In Czechoslovakia in 1968, silenced by the tanks, they came out and painted the jokes on the walls:
“Why is Czechoslovakia the most neutral country in the world? Because it doesn’t even interfere in its own internal affairs”.
Were these jokes a form of samizdat – the underground literature of communism, but in oral form – or were they actually a sort of safety-valve, tacitly allowed by the regimes, and even used by them as an early warning system for public disaffection?
There’s academic disagreement about that, but one thing is clear: that at one time in Communist history, jokes were very dangerous indeed. As Ben Lewis points out here archival research by the dissident Soviet historian Roy Medvedev on political prisoners, indicated that 200,000 people went to jail in Stalin’s time for the sole ‘crime’ of telling a joke. Many of them were not released until after the dictator’s death.
Sending people to the gulag for a one-liner, of course, was small beer to Stalin. The Oxford historian Professor Archie Brown estimates that 10 to 20 million people died – directly or indirectly – because of Stalin’s orders or his policies. You can hear an extended interview with him here.
Note that the figure – 10 to 20 million – does not include the 25 million who died in the Second World War. Professor Brown says several million of those died because Stalin had purged the Army, meaning that he had had many of its most competent officers killed, so the first part of the Soviet campaign against Hitler was profoundly wasteful.
My own first encounter with Soviet bloc communism in action was in Mongolia in 1971. I was, as I’ve written here before, a student, on vacation, visiting my father, the British Ambassador in Ulan Bator. It was strange living in the Embassy: you always had to be careful what you said.
The Embassy had one phone line, but there were no less than six telephone cables coming out of the building – and for no apparent reason, they were all routed via the sentry-box outside.

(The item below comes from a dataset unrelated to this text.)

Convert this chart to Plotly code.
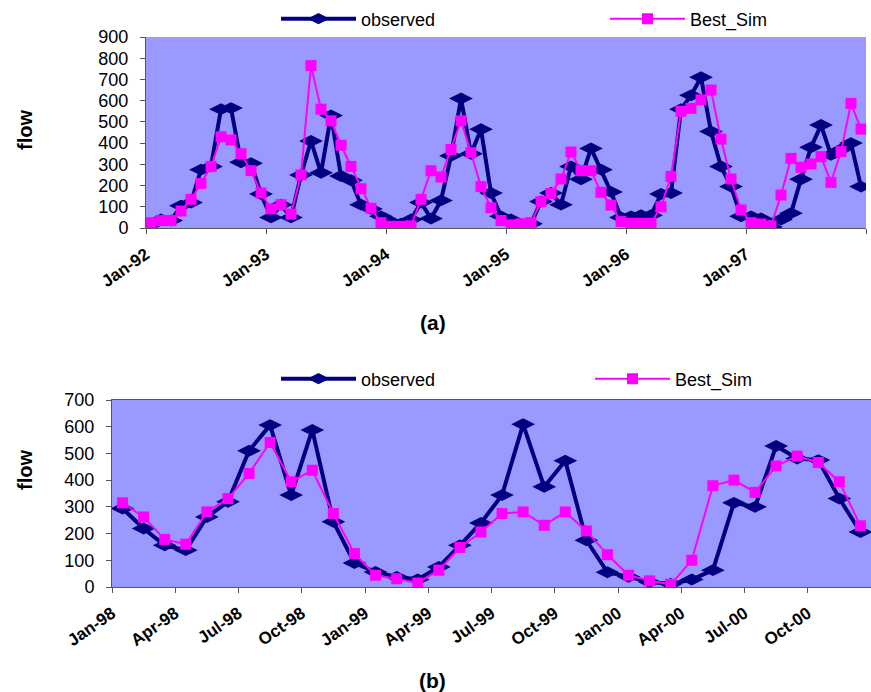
import plotly.graph_objects as go

# ---- data: chart (a), monthly Jan-92 .. Dec-97 ----
observed_a = [15, 40, 35, 105, 120, 275, 290, 560, 565, 310, 305, 160,
              50, 110, 50, 250, 410, 260, 530, 245, 225, 110, 90, 55,
              30, 20, 40, 120, 45, 130, 340, 610, 350, 465, 165, 55,
              40, 10, 20, 125, 165, 110, 290, 230, 375, 275, 170, 50,
              55, 60, 60, 160, 165, 560, 625, 710, 455, 290, 195, 55,
              55, 45, 5, 40, 70, 230, 380, 485, 345, 370, 400, 195]
best_sim_a = [25, 35, 35, 80, 135, 210, 290, 430, 415, 350, 270, 165,
              90, 110, 65, 250, 765, 560, 505, 390, 290, 185, 93, 25,
              8, 8, 10, 135, 270, 240, 370, 505, 355, 195, 95, 35,
              15, 20, 25, 124, 163, 231, 358, 270, 270, 168, 108, 30,
              22, 22, 22, 100, 243, 550, 564, 604, 650, 419, 231, 85,
              25, 19, 9, 155, 328, 286, 302, 336, 215, 360, 587, 466]
ticklabels_a = ["Jan-92", "Jan-93", "Jan-94", "Jan-95", "Jan-96", "Jan-97", ""]

# ---- data: chart (b), monthly Jan-98 .. Dec-00 ----
observed_b = [294, 219, 156, 138, 262, 319, 510, 606, 344, 588, 244, 90,
              56, 38, 28, 75, 156, 240, 344, 609, 375, 473, 175, 55,
              38, 19, 11, 28, 63, 315, 300, 528, 481, 475, 331, 206]
best_sim_b = [315, 262, 178, 160, 281, 331, 425, 541, 394, 437, 275, 125,
              44, 31, 15, 63, 148, 206, 275, 281, 231, 281, 210, 121,
              44, 23, 10, 100, 379, 400, 354, 453, 490, 466, 394, 229]
ticklabels_b = ["Jan-98", "Apr-98", "Jul-98", "Oct-98", "Jan-99", "Apr-99",
                "Jul-99", "Oct-99", "Jan-00", "Apr-00", "Jul-00", "Oct-00", ""]

W, H = 871, 692
FONT = "Arial, 'Liberation Sans', sans-serif"
NAVY = "#000080"
PINK = "#FF00FF"
PURPLE = "#9999FF"

fig = go.Figure()

xa = list(range(len(observed_a)))
xb = list(range(len(observed_b)))

obs_style = dict(mode="lines+markers", line=dict(color=NAVY, width=4),
                 marker=dict(symbol="diamond-wide", size=17, color=NAVY), showlegend=True)
sim_style = dict(mode="lines+markers", line=dict(color=PINK, width=2),
                 marker=dict(symbol="square", size=11, color=PINK), showlegend=True)

fig.add_trace(go.Scatter(x=xa, y=observed_a, name="observed", xaxis="x", yaxis="y",
                         legend="legend", legendgroup="a_obs", **obs_style))
fig.add_trace(go.Scatter(x=xa, y=best_sim_a, name="Best_Sim", xaxis="x", yaxis="y",
                         legend="legend2", legendgroup="a_sim", **sim_style))
fig.add_trace(go.Scatter(x=xb, y=observed_b, name="observed", xaxis="x2", yaxis="y2",
                         legend="legend3", legendgroup="b_obs", **obs_style))
fig.add_trace(go.Scatter(x=xb, y=best_sim_b, name="Best_Sim", xaxis="x2", yaxis="y2",
                         legend="legend4", legendgroup="b_sim", **sim_style))


def px_x(p):
    return p / W


def px_y(p):
    return 1 - p / H


axis_common = dict(showgrid=False, zeroline=False, showline=True, linecolor="#555555",
                   linewidth=1, ticks="outside", ticklen=5, tickcolor="#555555",
                   automargin=False)


def legend_at(xp, yp, iw):
    return dict(orientation="h", x=px_x(xp), y=px_y(yp), xanchor="left", yanchor="middle",
                font=dict(size=18), bgcolor="rgba(0,0,0,0)", itemwidth=iw,
                borderwidth=0, visible=True)


fig.update_layout(
    width=W, height=H,
    showlegend=True,
    margin=dict(l=0, r=0, t=0, b=0, autoexpand=False),
    paper_bgcolor="white",
    plot_bgcolor=PURPLE,
    font=dict(family=FONT, color="black"),
    xaxis=dict(domain=[px_x(146), px_x(866)], anchor="y", range=[-0.5, len(xa) - 0.5],
               tickmode="array", tickvals=[-0.5 + 12 * i for i in range(len(ticklabels_a))],
               ticktext=ticklabels_a, tickangle=-35, ticklabelstandoff=4,
               tickfont=dict(size=17, family=FONT, weight="bold"), **axis_common),
    yaxis=dict(domain=[px_y(228), px_y(37)], anchor="x", range=[0, 900], dtick=100,
               ticklabelstandoff=8, tickfont=dict(size=18), **axis_common),
    xaxis2=dict(domain=[px_x(112), px_x(871)], anchor="y2", range=[-0.5, len(xb) - 0.5],
                tickmode="array", tickvals=[-0.5 + 3 * i for i in range(len(ticklabels_b))],
                ticktext=ticklabels_b, tickangle=-35, mirror=True, ticklabelstandoff=4,
                tickfont=dict(size=17, family=FONT, weight="bold"), **axis_common),
    yaxis2=dict(domain=[px_y(587), px_y(400)], anchor="x2", range=[0, 700], dtick=100,
                ticklabelstandoff=8, tickfont=dict(size=18), **axis_common),
    legend=legend_at(276, 19, 75),
    legend2=legend_at(605, 19, 75),
    legend3=legend_at(276, 379, 75),
    legend4=legend_at(590, 379, 75),
    annotations=[
        dict(text="<b>flow</b>", x=px_x(25), y=px_y(130), xref="paper", yref="paper",
             xanchor="center", yanchor="middle",
             showarrow=False, textangle=-90, font=dict(size=20)),
        dict(text="<b>(a)</b>", x=px_x(433), y=px_y(322), xref="paper", yref="paper",
             xanchor="center", yanchor="middle",
             showarrow=False, font=dict(size=21)),
        dict(text="<b>flow</b>", x=px_x(25), y=px_y(470), xref="paper", yref="paper",
             xanchor="center", yanchor="middle",
             showarrow=False, textangle=-90, font=dict(size=20)),
        dict(text="<b>(b)</b>", x=px_x(432), y=px_y(680), xref="paper", yref="paper",
             xanchor="center", yanchor="middle",
             showarrow=False, font=dict(size=21)),
    ],
)

fig.write_html("out.html", config={"displayModeBar": False},
               post_script="document.body.style.margin='0';document.body.style.padding='0';")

British Foreign Office ‘sweepers’ would come out periodically from London to de-bug the building. Then, in a ritual dance, ‘heating technicians’ would arrive from the Mongolian Interior Ministry, (the city ran on a centralised heating system) and re-bug it.
On one celebrated occasion my father used this fact to his advantage. The low-security, but sealed, diplomatic bags that came in via Moscow, had been opened at some point – either by the Russians or by the Mongolians themselves. Dad had lodged a protest, but met a brick wall. So that night, during dinner, he motioned us for silence, sat back in his chair, and delivered a loud, clear monologue at the ceiling.

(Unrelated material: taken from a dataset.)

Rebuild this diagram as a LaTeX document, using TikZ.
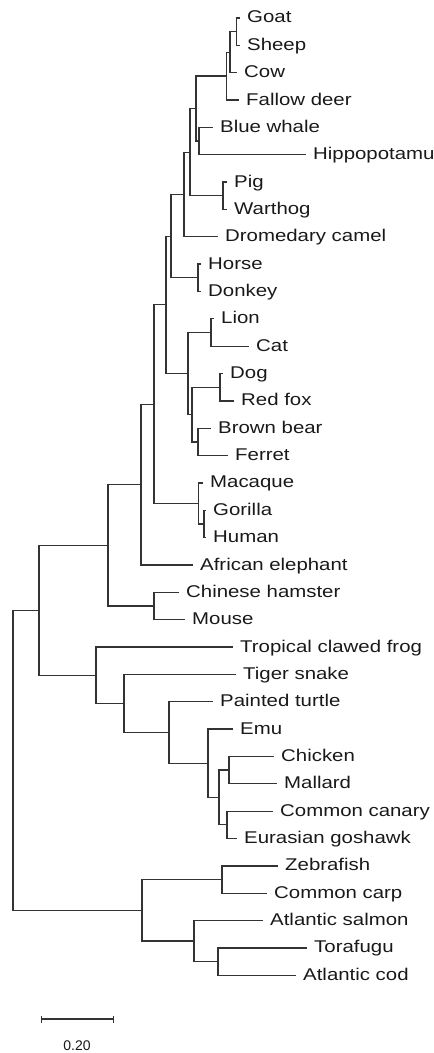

The import of his lengthy remarks was that, not only was Her Majesty’s Government angry at what had happened, it was absolutely livid. Indeed, he had received a highly secret cable from London that very afternoon saying that, unless a full apology was forthcoming within 24 hours, he was to break off diplomatic relations, pack up the Embassy and go home.
Promptly at 8 the next morning, an emissary of the Foreign Minister was at the front door in a car, ready to transport him to the Ministry to receive the grovelling apology he had asked for.

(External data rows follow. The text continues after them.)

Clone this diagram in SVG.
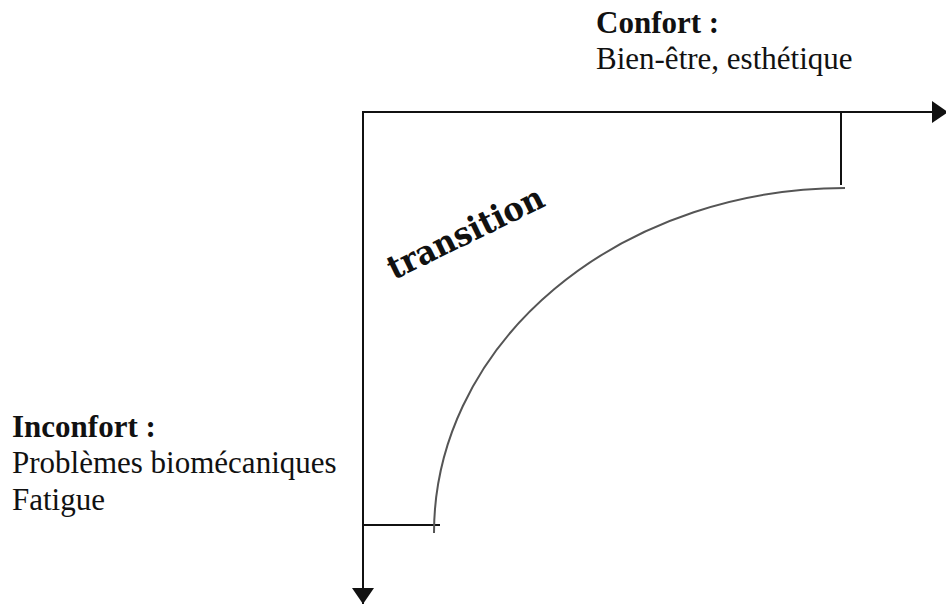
<svg xmlns="http://www.w3.org/2000/svg" width="946" height="604" viewBox="0 0 946 604">
<style>
.lbl{font-family:"Liberation Serif","Times New Roman",serif;font-size:31px;fill:#111}
.b{font-weight:bold}
.ax{stroke:#111;stroke-width:2;fill:none}
.tk{stroke:#111;stroke-width:2;fill:none}
.cv{stroke:#555;stroke-width:2;fill:none}
.tr{font-family:"DejaVu Serif",serif;font-weight:bold;font-size:33px;fill:#111}
</style>
<defs>
<marker id="ah" viewBox="0 0 10 10" refX="10" refY="5" markerWidth="16" markerHeight="22" markerUnits="userSpaceOnUse" orient="auto" preserveAspectRatio="none">
<path d="M0,0 L10,5 L0,10 Z" fill="#111"/>
</marker>
</defs>
<rect width="946" height="604" fill="#fff"/>
<g id="connectors">
<path class="ax" d="M362,112 H948" marker-end="url(#ah)"/>
<path class="ax" d="M363,112 V604" marker-end="url(#ah)"/>
<path class="tk" d="M841,112 V185"/>
<path class="tk" d="M363,525 H440"/>
<path class="cv" d="M434,533 A411,345 0 0 1 845,188"/>
</g>
<g id="confort">
<text class="lbl b" x="596" y="33">Confort :</text>
<text class="lbl" x="596" y="69">Bien-être, esthétique</text>
</g>
<g id="inconfort">
<text class="lbl b" x="12" y="437">Inconfort :</text>
<text class="lbl" x="12" y="473">Problèmes biomécaniques</text>
<text class="lbl" x="12" y="510">Fatigue</text>
</g>
<g id="transition">
<text class="tr" x="0" y="0" transform="translate(394,280) rotate(-26)" textLength="170" lengthAdjust="spacingAndGlyphs">transition</text>
</g>
</svg>
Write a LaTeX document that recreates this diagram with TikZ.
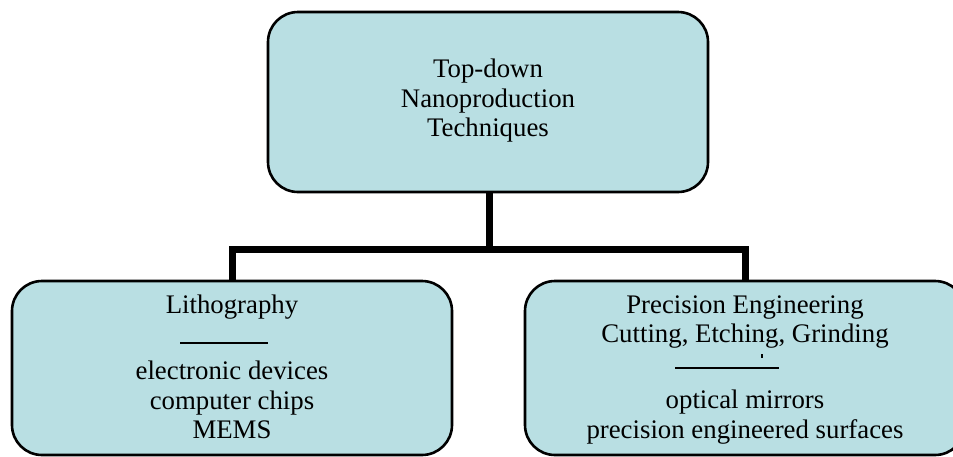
\documentclass[tikz,border=0pt]{standalone}
\usepackage{fontspec}
\setmainfont{Liberation Serif}
\definecolor{boxfill}{HTML}{B9DFE3}

\tikzstyle{box}=[draw=black, line width=2.6pt, fill=boxfill, rounded corners=30pt, inner sep=0pt]
\tikzstyle{label}=[align=center, font=\fontsize{26.8}{29.5}\selectfont, inner sep=0pt]
\tikzstyle{link}=[line width=7pt]
\tikzstyle{divider}=[line width=2pt]

\begin{document}
\begin{tikzpicture}[x=1pt, y=-1pt]
      \useasboundingbox (0, 0) rectangle (953, 456);

      \node[box, minimum width=440pt, minimum height=180pt] (top) at (488, 102) {};
      \node[box, minimum width=440pt, minimum height=174pt] (litho) at (232, 368) {};
      \node[box, minimum width=440pt, minimum height=174pt] (prec) at (745, 368) {};
      \coordinate (split) at (489, 249.5);

      \node[label] (toptext) at (488, 101) {Top-down\\Nanoproduction\\Techniques};
      \node[label] (lithohead) at (232, 307) {Lithography};
      \node[label] (lithouses) at (232, 400) {electronic devices\\computer chips\\MEMS};
      \node[label] (prechead) at (745, 322) {Precision Engineering\\Cutting, Etching, Grinding};
      \node[label] (precuses) at (745, 417) {optical mirrors\\precision engineered surfaces};

      \coordinate (lithoruleA) at (180, 343);
      \coordinate (lithoruleB) at (268, 343);
      \coordinate (precruleA) at (675, 368);
      \coordinate (precruleB) at (779, 368);
      \coordinate (tickA) at (762, 354);
      \coordinate (tickB) at (762, 358);

      \draw[divider] (lithoruleA) -- (lithoruleB);
      \draw[divider] (precruleA) -- (precruleB);
      \draw[line width=1.2pt] (tickA) -- (tickB);

      \draw[link] (top.south -| split) -- (split);
      \draw[link] (split) -| (litho.north);
      \draw[link] (split) -| (prec.north);
    \end{tikzpicture}
\end{document}
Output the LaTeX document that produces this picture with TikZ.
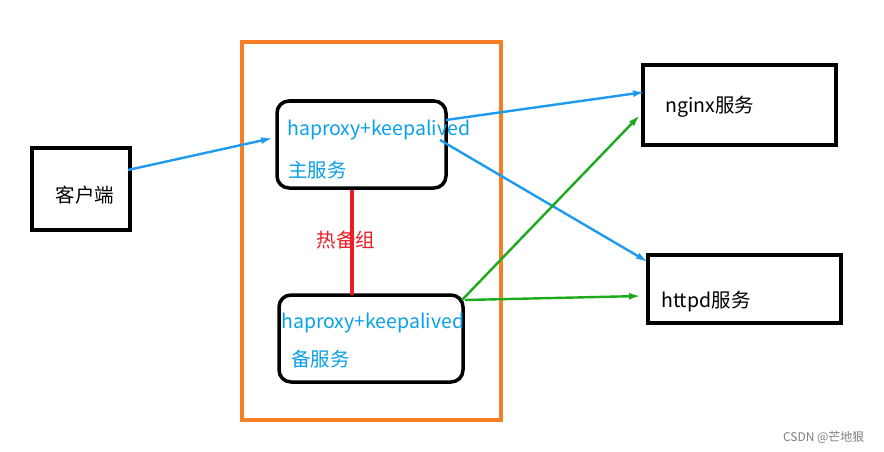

Of course, with diplomatic privilege, being bugged had few real consequences: but for ordinary people all over the Communist world, the possibility of microphones in the walls was a daily fear.
Hence the sense that you always had, even in the flats of dissidents, that it was not quite safe to talk freely. It might be all right for you – a tourist in other people’s oppression.
Whether I working was in Warsaw, Budapest or Moscow, the need to go for walks, or conduct interviews in cars, and even then, always to wonder whether I was endangering my interviewees’ safety or even their life.
The jokes were all part of the doubleness of life under totalitarian or authoritarian regimes, and it was a doubleness that was everywhere; always there was that sense of the overground and the underground, separated by what people really thought but could seldom actually say out loud.
My father and I used to go fishing on long summer afternoons in Mongolia, a country where religion was banned, apart from a single (licensed and closely-observed) monastery in Ulan Bator.
In the wild, after long drives across the steppes, miles from the nearest town, we would always find them: prayer flags, tied to branches, flying over springs and rivulets, in homage to the gods and spirits of wood and water.
We never saw anyone leaving them or praying at them, but half a century after the religion (closely related to Tibetan Buddhism) had been ‘eliminated’, the resistance remained.
That was how it was, in different ways, in all the Soviet satellite countries, always the silent resistance and the jokes: and that’s why, when the Wall came down, the whole system collapsed: the domino theory the Americans feared in Vietnam actually worked in reverse, so the dominos fell all the way back to Moscow. There was just no will any longer to keep up the pretence.
Is there a danger it could come back, if we allow what happened to fade in memory?
It seems incredibly unlikely in many of the former East European client-states: they’re mostly either in the European Union already, or on their way in, and even the global financial crisis has done little to revive the cold Communist Parties.
As for Russia, the habits of totalitarianism have certainly died hard: a poll recently showed Stalin was still the third most popular historical figure of all time, and the Medvedev/Putin Government has been busy trying to stop people from “besmirching” his memory, or writing too much about the Gulags.
But even in Russia, Marxism-Leninism itself – redistribution of property and the means of production, driven always by the Central Role Of The Party – is probably gone for good.
All that remain are the memories - and the jokes, dark and pungent like the bread.
Brezhnev is being driven through the countryside when his limousine hits a pig. An angry crowd approaches from the nearest village. He sends the chauffeur to pacify them. Cowering behind darkened windows, he sees the chauffeur approach the mob and start to talk. Suddenly they start to cheer, and carry him back, shoulder-high in triumph. He gets back in the car and they drive away. Brezhnev, astonished, asks “How did you manage that?”
“I don’t know”, says the driver. I just said “I’m Brezhnev’s driver: I killed the pig”
And this:
“Here in the Soviet Union we have a pretend economy. We pretend to work and they pretend to pay us.”
And finally, the one that, with hindsight on the events of 1989, you could interpret as prophetic:
“Capitalism is teetering on a precipice. Soon Communism will overtake it”.